Hem reformlardan hem uyanmadan rahatsız olunca engellemeye başladılar. Uygarlık yolunda ilerleme, aydınlanmadan çok rahatsız oldular.
Öylesine bir karalama başlatıldı ki, engellenemeyen karalamalar, yavaş yavaş köy enstitülerini bitirdi. Önce yüksek kısımlar kapandı. Programlarla oynanarak çocuklar okula hapsedildi. Kısa zamanda köy enstitüleri bitti. Yerini öğretmen okulları açıldı. Yaparak yaşayarak eğitimden, öğretimden vazgeçildi.
İşin en acısı ne biliyor musunuz? Köy endüstrisinde okuyanlar da karalamaya başladı. Karanlık güçlerde işbirliği yaptılar. İşten öğretmenlerini ve arkadaşlarını jurnalladılar.
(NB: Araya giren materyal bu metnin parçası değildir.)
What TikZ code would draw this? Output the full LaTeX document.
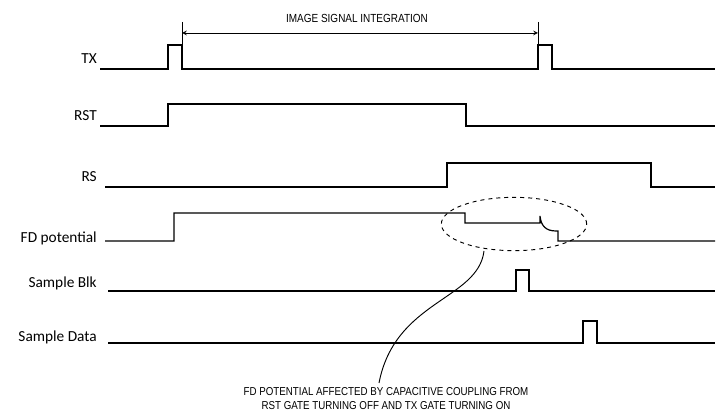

Her şeyi gördükleri bildikleri halde arkadaşlarına karşı cephe aldılar.
Aydınlık gelecekten korkanlar, devlete yük olmadan okullarını kendileri yapan, yiyeceklerini kendileri üreten bu okullar neden kapattılar?
Yaparak yaşayarak uygulamanın dışına çıkıldığında, havanda su dövüyor, taklitçilikten ileri gidilemiyor.
Anadolu insanını ve toprağını uyandırmak için, üretici kılmaya emek veren değerli İsmail Hakkı Tonguç' dur.
En uzun denebilecek akıl yolunda, uygarlığı, çağdaşlığa emek veren başarılı Milli Eğitim Müdürü Hasan Ali Yücel'dir.
İpek topraklar üstündeki yoksul insanlar köy enstitüleri devam etseydi, varsıl olacak, aydın olarak onurlu yaşayacaklardı.
Tarih savaşları unutur, insanlığın yaşamını kolaylaştıran insanları unutmaz. Yurdunu sevenler gelecekten hep umutlu olurlar. Yine, bozkırları yeşertme yarışını geç kalmadan başlatmalıyız.